Mauritius 3Q17 trade deficit rises 5%December 1, 2017
Another sign that the economic situation of Mauritius is in very bad shape: Mauritius trade deficit increased by 5% in the third quarter from the same period last year, on the back of higher fuel imports, the statistics office said as reported by Reuters news agency.
This is happening while the MSM-ML-OPR government has lost the plot on the economic recovery, and has no other plans but to claim it is doing fine.
This is also indication that the regime of PM Pravind Jugnauth – who is also the Finance Minister – is not able to handle the bad economic situation that has hit the nation mostly due to external factors, while internally there is not enough Foreign Direct Investment or FDI that is coming into the country.

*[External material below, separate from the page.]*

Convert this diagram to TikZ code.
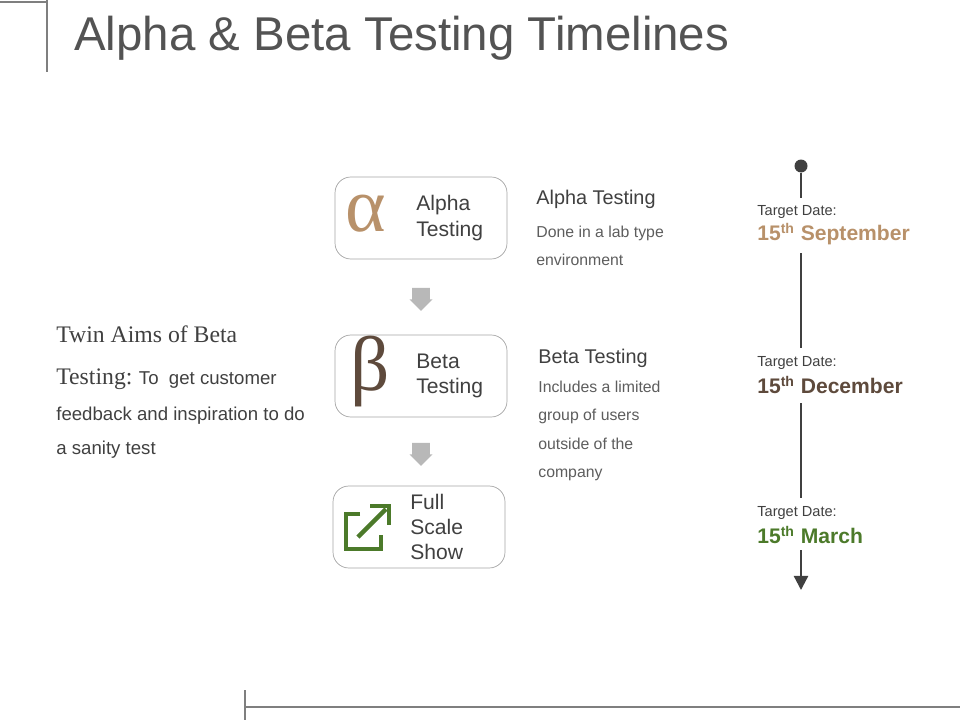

Mauritius needs a lot of investment from abroad and it also need to stimulate the local economy but there seems to be no money for that.
The deficit of 22.26 billion rupees ($662.50 million) was 2% lower than in the second quarter.
Imports rose 4% in the third quarter year-on-year to 43.37 billion rupees, driven by a 32% jump in mineral fuels and lubricants to 6.92 billion, while exports edged up 2% to 21.11 billion rupees.
The statistics office forecast the trade deficit for 2017 would be about 94 billion rupees, up from 81.6 billion in 2016.